One of the few positive outcomes to a tragic wrongdoing has been my growing friendship with Kevin. I will not go into much detail because it is his story to tell, but he was prevented from attending Jesika’s funeral due to a family’s misguided need to find someone to blame for the incomprehensible. I am by no means a religious person but I felt strongly that Jesika was communicating with me, telling me to look after Kevin as best I could, since he was being denied so much, and she wasn’t here to make it right.

We were each other’s lifelines to the woman we missed terribly. I had known Jesika since the age of 14 so I could share the crazy stories of our adolescent misadventures with him. He in turn knew the Jesika of college and law school that I had missed. Between the two of us, we could form a nearly complete narrative of her life, her love and her humor. We visited her gravesite, cried together and through our shared grief and experiences, eventually formed an independent friendship of our own.

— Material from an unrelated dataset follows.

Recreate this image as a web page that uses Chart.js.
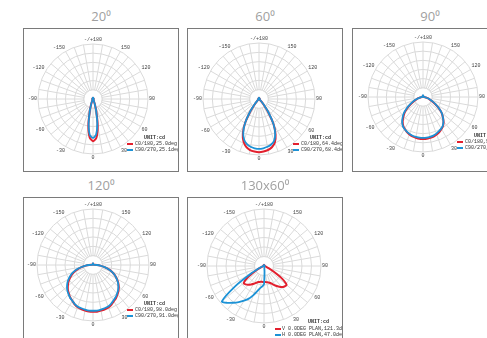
<!DOCTYPE html>
<html><head><meta charset="utf-8">
<script src="https://cdn.jsdelivr.net/npm/chart.js@4"></script>
<style>
html,body{margin:0;padding:0;background:#fff;overflow:hidden;width:487px;height:338px;position:relative;}
.title{position:absolute;font-family:"Open Sans",sans-serif;font-size:13px;color:#a0a0a0;text-align:center;width:160px;line-height:16px;}
.box{position:absolute;border:1px solid #7a7a7a;overflow:hidden;background:#fff;}
.box canvas{position:absolute;}
.leg{position:absolute;font-family:"Liberation Mono",monospace;font-size:5px;line-height:6px;color:#333;white-space:nowrap;}
.unit{font-weight:bold;}
.sw{position:absolute;height:2px;}
</style></head><body>
<script>
// ---------- categories (gamma angles, clockwise from top) ----------
const gammaLabels = [180,175,170,165,160,155,150,145,140,135,130,125,120,115,110,105,100,95,90,85,80,75,70,65,60,55,50,45,40,35,30,25,20,15,10,5,0,
  -5,-10,-15,-20,-25,-30,-35,-40,-45,-50,-55,-60,-65,-70,-75,-80,-85,-90,-95,-100,-105,-110,-115,-120,-125,-130,-135,-140,-145,-150,-155,-160,-165,-170,-175];
// ---------- tick labels ----------
const tickAngles = [180,150,120,90,60,30,0,-30,-60,-90,-120,-150];
const tickTexts  = ['-/+180','150','120','90','60','30','0','-30','-60','-90','-120','-150'];
const ringMax = 60, ringStep = 10;
// ---------- titles & legend texts ----------
const titles = ['20\u2070','60\u2070','90\u2070','120\u2070','130x60\u2070'];
const legendRed  = ['C0/180,25.0deg','C0/180,64.4deg','C0/180,90.8deg','C0/180,98.0deg','V 0.0DEG PLAN,121.3deg'];
const legendBlue = ['C90/270,25.1deg','C90/270,68.4deg','C90/270,91.6deg','C90/270,91.0deg','H 0.0DEG PLAN,47.0deg'];
const unitText = 'UNIT:cd';

// ---------- series values: half curves, gamma 0..180 (pos) and 0..-180 (neg), 5 deg steps ----------
// Panel 1 (20 deg)
const p1RedPos  = [46,42.5,29.5,14,5.5,2.2,1.1,0.9,0.8,0.8, 0.8,0.8,0.8,0.8,0.8,0.8,0.8,0.8,0.8,0.8, 0.8,0.8,0.8,0.8,0.8,0.8,0.8,0.8,0.8,0.8, 0.8,0.8,0.9,1,1.1,1.2,1.3];
const p1RedNeg  = [46,42,29,13.5,5.3,2.1,1.1,0.9,0.8,0.8, 0.8,0.8,0.8,0.8,0.8,0.8,0.8,0.8,0.8,0.8, 0.8,0.8,0.8,0.8,0.8,0.8,0.8,0.8,0.8,0.8, 0.8,0.8,0.9,1,1.1,1.2,1.3];
const p1BluePos = [42.5,39,27,13,5.2,2.1,1.1,0.9,0.8,0.8, 0.8,0.8,0.8,0.8,0.8,0.8,0.8,0.8,0.8,0.8, 0.8,0.8,0.8,0.8,0.8,0.8,0.8,0.8,0.8,0.8, 0.8,0.8,0.9,1.1,1.3,1.5,1.6];
const p1BlueNeg = [42.5,39.5,27.5,13.5,5.4,2.1,1.1,0.9,0.8,0.8, 0.8,0.8,0.8,0.8,0.8,0.8,0.8,0.8,0.8,0.8, 0.8,0.8,0.8,0.8,0.8,0.8,0.8,0.8,0.8,0.8, 0.8,0.8,0.9,1.1,1.3,1.5,1.6];
// Panel 2 (60 deg)
const p2RedPos  = [57,56.5,55.5,53.5,49.5,42,31,17,7,2.3, 1.1,0.9,0.8,0.8,0.8,0.8,0.8,0.8,0.8,0.8, 0.8,0.8,0.8,0.8,0.8,0.8,0.8,0.8,0.8,0.8, 0.8,0.8,0.9,1,1.1,1.2,1.3];
const p2RedNeg  = [57,56.5,55.5,53,48.5,41,30,16,6.2,2.1, 1.1,0.9,0.8,0.8,0.8,0.8,0.8,0.8,0.8,0.8, 0.8,0.8,0.8,0.8,0.8,0.8,0.8,0.8,0.8,0.8, 0.8,0.8,0.9,1,1.1,1.2,1.3];
const p2BluePos = [53.5,53,52,50.5,47.5,41,31,18,7.5,2.7, 1.1,0.9,0.8,0.8,0.8,0.8,0.8,0.8,0.8,0.8, 0.8,0.8,0.8,0.8,0.8,0.8,0.8,0.8,0.8,0.8, 0.8,0.8,0.9,1,1.2,1.4,1.5];
const p2BlueNeg = [53.5,53,52,50,46.5,40,30,17,7,2.5, 1.1,0.9,0.8,0.8,0.8,0.8,0.8,0.8,0.8,0.8, 0.8,0.8,0.8,0.8,0.8,0.8,0.8,0.8,0.8,0.8, 0.8,0.8,0.9,1,1.2,1.4,1.5];
// Panel 3 (90 deg)
const p3RedPos  = [45.8,45.8,45.2,44.7,43.6,42.2,40.3,38.2,34.9,30.5, 26.2,20.7,15.3,10.9,7.6,5.2,3.3,2,1.1,0.9, 0.8,0.8,0.8,0.8,0.8,0.8,0.8,0.8,0.8,0.8, 0.8,0.8,0.9,1,1.2,1.4,1.5];
const p3RedNeg  = [45.8,45.8,45.2,44.6,43.4,42,40,37.8,34.5,30.2, 26,20.6,15.3,11,7.6,5.2,3.3,2,1.1,0.9, 0.8,0.8,0.8,0.8,0.8,0.8,0.8,0.8,0.8,0.8, 0.8,0.8,0.9,1,1.2,1.4,1.5];
const p3BluePos = [44.7,44.6,44.2,43.6,42.5,41.2,39.8,37.8,34.6,30.6, 26.3,21,16,11.4,8,5.4,3.3,2,1.1,0.9, 0.8,0.8,0.8,0.8,0.8,0.8,0.8,0.8,0.8,0.8, 0.8,0.8,0.9,1.1,1.4,1.7,1.9];
const p3BlueNeg = [44.7,44.6,44.2,43.8,42.8,41.6,40.3,38.5,35.4,31.4, 27.2,21.8,16.6,12,8.3,5.6,3.4,2,1.1,0.9, 0.8,0.8,0.8,0.8,0.8,0.8,0.8,0.8,0.8,0.8, 0.8,0.8,0.9,1.1,1.4,1.7,1.9];
// Panel 4 (120 deg)
const p4RedPos  = [50.2,50.2,49.6,49.1,48.5,46.9,44.7,43.1,40.9,38.7, 36,33,29.4,25.8,21.8,17.2,12,7.8,4.4,2.2, 1.1,0.9,0.8,0.8,0.8,0.8,0.8,0.8,0.8,0.8, 0.8,0.8,0.9,1,1.2,1.4,1.5];
const p4RedNeg  = [50.2,50.1,49.5,48.9,48.2,46.5,44.2,42.5,40.2,38, 35.2,32.2,28.7,25.2,21.3,16.8,11.7,7.6,4.3,2.2, 1.1,0.9,0.8,0.8,0.8,0.8,0.8,0.8,0.8,0.8, 0.8,0.8,0.9,1,1.2,1.4,1.5];
const p4BluePos = [49,49,48.5,48,47.3,45.8,43.8,42.2,40.1,38, 35.5,32.6,29.2,25.6,21.7,17.2,12,7.8,4.4,2.2, 1.1,0.9,0.8,0.8,0.8,0.8,0.8,0.8,0.8,0.8, 0.8,0.8,0.9,1.1,1.4,1.7,1.9];
const p4BlueNeg = [49,49,48.5,48,47.5,46.2,44.3,42.8,40.8,38.8, 36.3,33.5,30.2,26.6,22.5,17.8,12.5,8,4.4,2.2, 1.1,0.9,0.8,0.8,0.8,0.8,0.8,0.8,0.8,0.8, 0.8,0.8,0.9,1.1,1.4,1.7,1.9];
// Panel 5 (130x60 deg)
const p5RedPos  = [16.8,16.8,17.4,17.9,19,21.1,23.7,26.3,29,30.5, 31.1,23.2,11.6,5.3,2.6,1.6,1.1,0.9,0.8,0.8, 0.8,0.8,0.8,0.8,0.8,0.8,0.8,0.8,0.8,0.8, 0.8,0.8,0.8,0.9,1,1.1,1.2];
const p5RedNeg  = [16.8,16.8,16.8,17.4,17.9,19.5,21.6,23.7,25.8,27.4, 27.9,21.1,10.5,4.7,2.1,1.4,1.1,0.9,0.8,0.8, 0.8,0.8,0.8,0.8,0.8,0.8,0.8,0.8,0.8,0.8, 0.8,0.8,0.8,0.9,1,1.1,1.2];
const p5BluePos = [19,6.3,2.1,1.3,1.1,0.8,0.7,0.7,0.7,0.7, 0.7,0.7,0.7,0.7,0.7,0.7,0.7,0.7,0.7,0.7, 0.7,0.7,0.7,0.7,0.7,0.7,0.7,0.7,0.7,0.7, 0.7,0.7,0.8,0.9,1,1.1,1.2];
const p5BlueNeg = [19,21.6,23.7,27.4,32.6,37.9,42.1,46.3,50.5,54.8, 57.9,36.8,15.8,6.3,3.2,1.9,1.3,0.9,0.8,0.8, 0.7,0.7,0.7,0.7,0.7,0.7,0.7,0.7,0.7,0.7, 0.7,0.7,0.8,0.9,1,1.1,1.2];

const redHalves  = [[p1RedPos,p1RedNeg],[p2RedPos,p2RedNeg],[p3RedPos,p3RedNeg],[p4RedPos,p4RedNeg],[p5RedPos,p5RedNeg]];
const blueHalves = [[p1BluePos,p1BlueNeg],[p2BluePos,p2BlueNeg],[p3BluePos,p3BlueNeg],[p4BluePos,p4BlueNeg],[p5BluePos,p5BlueNeg]];

// ---------- layout (positions / styles) ----------
const layout = [
  {box:[23,28,154,142],  cx:93,  cy:99,  R:55, legend:'side'},
  {box:[187,28,154,142], cx:259, cy:99,  R:56, legend:'side'},
  {box:[352,28,154,142], cx:423, cy:97,  R:55, legend:'side'},
  {box:[23,197,154,160], cx:93,  cy:265, R:56, legend:'side'},
  {box:[187,197,154,160],cx:264, cy:266, R:57, legend:'below'}
];
const RED = '#e3202e', BLUE = '#1c92d6', GRID = '#dadada';
const LABEL_PAD = 1;

function fullSeries(h){ return gammaLabels.map(g => g >= 0 ? h[0][g/5] : h[1][-g/5]); }

const innerHub = {
  id:'innerHub',
  beforeDatasetsDraw(chart){
    const s = chart.scales.r;
    const r1 = s.getDistanceFromCenterForValue(ringStep);
    const c = chart.ctx;
    c.save();
    c.beginPath();
    c.arc(s.xCenter, s.yCenter, r1, 0, Math.PI*2);
    c.fillStyle = '#fff'; c.fill();
    c.strokeStyle = GRID; c.lineWidth = 1; c.stroke();
    c.restore();
  }
};

layout.forEach((L, i) => {
  const [bl, bt, bw, bh] = L.box;
  const t = document.createElement('div');
  t.className = 'title';
  t.textContent = titles[i];
  t.style.left = (bl + bw/2 + 1 - 80) + 'px';
  t.style.top = (bt - 20) + 'px';
  document.body.appendChild(t);

  const box = document.createElement('div');
  box.className = 'box';
  box.style.left = bl + 'px'; box.style.top = bt + 'px';
  box.style.width = bw + 'px'; box.style.height = bh + 'px';
  document.body.appendChild(box);

  const S = 2*L.R + 2*(LABEL_PAD + 9);
  const half = Math.floor(S/2);
  const cv = document.createElement('canvas');
  cv.width = S; cv.height = S;
  cv.style.left = (L.cx - half - 1 - (bl + 1)) + 'px';
  cv.style.top = (L.cy - half - (bt + 1)) + 'px';
  box.appendChild(cv);

  // legend
  const ox = L.cx - (bl + 1), oy = L.cy - (bt + 1);
  let u, lx, ly, tx;
  if (L.legend === 'side') { u = [ox+51, oy+36]; lx = ox+34; ly = oy+45; tx = ox+42; }
  else { u = [ox+44, oy+53]; lx = ox+11; ly = oy+63; tx = ox+18; }
  const unit = document.createElement('div');
  unit.className = 'leg unit'; unit.textContent = unitText;
  unit.style.left = u[0] + 'px'; unit.style.top = u[1] + 'px';
  box.appendChild(unit);
  [[RED, legendRed[i]], [BLUE, legendBlue[i]]].forEach((e, k) => {
    const sw = document.createElement('div');
    sw.className = 'sw'; sw.style.background = e[0];
    sw.style.left = lx + 'px'; sw.style.top = (ly + k*6 - 1) + 'px'; sw.style.width = '6px';
    box.appendChild(sw);
    const tt = document.createElement('div');
    tt.className = 'leg'; tt.textContent = e[1];
    tt.style.left = tx + 'px'; tt.style.top = (ly + k*6 - 3) + 'px';
    box.appendChild(tt);
  });

  new Chart(cv, {
    type:'radar',
    data:{
      labels: gammaLabels,
      datasets:[
        {label: legendBlue[i], data: fullSeries(blueHalves[i]), borderColor: BLUE, borderWidth: 1.8, fill:false, pointRadius:0},
        {label: legendRed[i],  data: fullSeries(redHalves[i]),  borderColor: RED,  borderWidth: 2, fill:false, pointRadius:0}
      ]
    },
    options:{
      responsive:false, animation:false, events:[],
      layout:{padding:0},
      plugins:{legend:{display:false}, tooltip:{enabled:false}},
      elements:{line:{tension:0.25}, point:{radius:0}},
      scales:{ r:{
        min:0, max:ringMax,
        ticks:{display:false, stepSize:ringStep},
        grid:{color:GRID, circular:true, lineWidth:1},
        angleLines:{color: ctx => (gammaLabels[ctx.index] % 10 === 0 ? GRID : 'rgba(0,0,0,0)'), lineWidth:1},
        pointLabels:{display:true, padding:LABEL_PAD, color:'#444',
          font:{family:'Liberation Mono', size:5},
          callback:(v) => { const j = tickAngles.indexOf(v); return j >= 0 ? tickTexts[j] : ''; }}
      }}
    },
    plugins:[innerHub]
  });
});
</script>
</body></html>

On Thursday night, we had dinner at Leona’s Italian restaurant, part of a local Chicago chain and one of Jesika’s favorites. Kevin and I hadn’t seen each other in four months, right after I decided to leave my husband and before I had my own, minor-by-comparison cervical cancer procedure. On Wednesday night, I had something close to a panic attack. I realized that I was beginning to separate our friendship from the original context from whence it sprung, and I felt a one-two punch of guilt and fear that stopped me cold. I was ashamed to recognize that I hadn’t thought about Jesika, at all, in about that same four months which had lapsed since I last met Kevin.

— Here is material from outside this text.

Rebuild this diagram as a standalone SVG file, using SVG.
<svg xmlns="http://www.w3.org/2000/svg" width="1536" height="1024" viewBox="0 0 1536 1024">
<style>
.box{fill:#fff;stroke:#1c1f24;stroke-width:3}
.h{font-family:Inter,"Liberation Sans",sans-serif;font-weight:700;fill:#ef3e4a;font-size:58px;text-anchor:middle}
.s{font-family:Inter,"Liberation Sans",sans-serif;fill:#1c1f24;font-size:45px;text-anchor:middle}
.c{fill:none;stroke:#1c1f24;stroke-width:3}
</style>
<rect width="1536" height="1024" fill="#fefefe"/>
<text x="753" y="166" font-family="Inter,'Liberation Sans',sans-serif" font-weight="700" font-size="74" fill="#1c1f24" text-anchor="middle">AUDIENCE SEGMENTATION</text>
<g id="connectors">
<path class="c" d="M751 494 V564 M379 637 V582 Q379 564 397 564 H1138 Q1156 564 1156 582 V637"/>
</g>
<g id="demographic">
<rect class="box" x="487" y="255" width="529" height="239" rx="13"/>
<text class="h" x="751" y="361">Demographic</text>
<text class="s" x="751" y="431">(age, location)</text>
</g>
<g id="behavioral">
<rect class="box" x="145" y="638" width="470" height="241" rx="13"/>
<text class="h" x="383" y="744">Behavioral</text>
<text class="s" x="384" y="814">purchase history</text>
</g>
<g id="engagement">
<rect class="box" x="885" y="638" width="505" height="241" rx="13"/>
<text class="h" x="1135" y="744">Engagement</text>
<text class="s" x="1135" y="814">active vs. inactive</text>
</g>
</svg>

I am aware that human survival depends on healing. The heart cannot remain an open wound forever after tragedy, and yet that same ability to rebound can be painful in its own right. I know that I have not forgotten Jesika. She is an integral part of who I am. But since her passing, I have had so many new experiences and made so many memories that by virtue of her absence, she can never share. The memory, with its bias toward primacy and recency, tends to expend its energy on the here and now. And so it was that in a state of saddened remorse, I was suddenly assaulted with a highlight reel of my relationship with Jesika that left me crying on my bathroom floor.

Was I forgetting to remember her? As one of few people who knew her intimately, one of two souls who knew the whole truth about her death and the circumstances around it, and the only one with the bully pulpit and freedom to counteract the alternate version of the story that exists, I am invested with a huge responsibility. And yet preoccupation with my own complicated life and the damned human need to compartmentalize had led me away from the promise I made to Jesika, myself and even if he didn’t know it, Kevin in 2009. What did that mean? What did that say about my capabilities as a friend? Had I let Jesika down?

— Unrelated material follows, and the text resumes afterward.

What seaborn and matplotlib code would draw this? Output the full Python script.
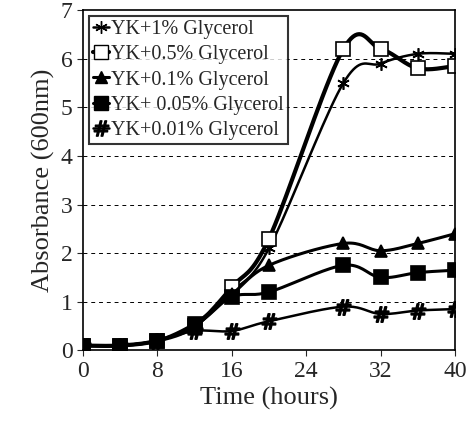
import numpy as np
import pandas as pd
import matplotlib
matplotlib.use("Agg")
import matplotlib.pyplot as plt
import seaborn as sns

hours = [0, 4, 8, 12, 16, 20, 28, 32, 36, 40]
g1 = [0.1, 0.1, 0.2, 0.5, 1.2, 2.1, 5.5, 5.9, 6.1, 6.1]
g05 = [0.1, 0.1, 0.2, 0.5, 1.3, 2.3, 6.2, 6.2, 5.8, 5.85]
g01 = [0.1, 0.1, 0.2, 0.5, 1.15, 1.75, 2.2, 2.05, 2.2, 2.4]
g005 = [0.1, 0.1, 0.2, 0.55, 1.1, 1.2, 1.75, 1.5, 1.6, 1.65]
g001 = [0.1, 0.1, 0.2, 0.4, 0.4, 0.6, 0.9, 0.75, 0.82, 0.85]
labels = ["YK+1% Glycerol", "YK+0.5% Glycerol", "YK+0.1% Glycerol",
          "YK+ 0.05% Glycerol", "YK+0.01% Glycerol"]

sns.set_style("white")
plt.rcParams['font.family'] = ['Liberation Serif', 'DejaVu Serif']

def catmull(x, y, n=20):
    x = np.asarray(x, float); y = np.asarray(y, float)
    P = np.column_stack([x, y])
    P = np.vstack([P[0], P, P[-1]])
    out = []
    for i in range(1, len(P) - 2):
        p0, p1, p2, p3 = P[i-1], P[i], P[i+1], P[i+2]
        t = np.linspace(0, 1, n, endpoint=False)[:, None]
        out.append(0.5 * ((2*p1) + (-p0+p2)*t + (2*p0-5*p1+4*p2-p3)*t**2 + (-p0+3*p1-3*p2+p3)*t**3))
    out.append(P[-2][None, :])
    return np.vstack(out)

fig = plt.figure(figsize=(4.74, 4.38), dpi=100)
ax = fig.add_axes([0.175, 0.2, 0.785, 0.777])

series = [g1, g05, g01, g005, g001]
markers = [(6, 2, 0), 's', '^', 's', '$\\#$']
faces = ['black', 'white', 'black', 'black', 'black']
sizes = [9, 10, 9, 10, 11]
widths = [1.8, 3.0, 2.2, 2.2, 1.8]
handles = []
for s, lab, m, fc, ms, lw in zip(series, labels, markers, faces, sizes, widths):
    sm = catmull(hours, s)
    df = pd.DataFrame({'x': sm[:, 0], 'y': sm[:, 1]})
    sns.lineplot(data=df, x='x', y='y', ax=ax, color='black', lw=lw, sort=False)
    ax.plot(hours, s, ls='none', marker=m, ms=ms, mfc=fc, mec='black', mew=1.2)
    handles.append(plt.Line2D([], [], color='black', lw=lw, marker=m, ms=ms, mfc=fc, mec='black'))

ax.set_xlim(0, 40)
ax.set_ylim(0, 7)
ax.set_xticks(range(0, 41, 8))
ax.set_yticks(range(0, 8))
for yv in range(1, 7):
    ax.axhline(yv, color='black', ls=(0, (4, 4)), lw=0.7, zorder=0)
ax.tick_params(labelsize=17, direction='out', length=4, bottom=True, left=True)
ax.set_xlabel('Time (hours)', fontsize=19)
ax.set_ylabel('Absorbance (600nm)', fontsize=19)
for sp in ax.spines.values():
    sp.set_color('black'); sp.set_linewidth(1.2)
leg = ax.legend(handles, labels, loc='upper left', fontsize=14.5, handlelength=0.8,
                handletextpad=0.1, borderpad=0.2, labelspacing=0.3, fancybox=False,
                frameon=True, borderaxespad=0.3)
leg.get_frame().set_edgecolor('black'); leg.get_frame().set_linewidth(1.5)
fig.savefig('out.png', dpi=100)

Kevin and I spent two hours over our meal at one of our girl’s favorite venues and in that time, she came back to life. I realized that the true Jesika, the full and complete bougie, sarcastic, and reality TV-loving woman, the girl who terrorized fast food restaurant owners and snuck into R-rated movies with me, is only actualized when Kevin and I conjure her together. When we meet, she is sitting with us, and probably wearing a huge smile over the fact that her two favorite people in the world have bonded.

That’s when it hit me that my close friendship with Kevin IS remembering her. It is honoring her and her life. In fact it might be arrogant of Kevin and I to assume we had any control in forming this link, initially connected by grief but continued through genuine regard and appreciation for one another. When Jesika first returned to Chicago and moved in with the love of her life, she wanted us to be friends. It may not have happened the way any of us planned, but we have fulfilled one of her greatest wishes. That’s a more effective and positive way of respecting her legacy than self-indulgent guilt.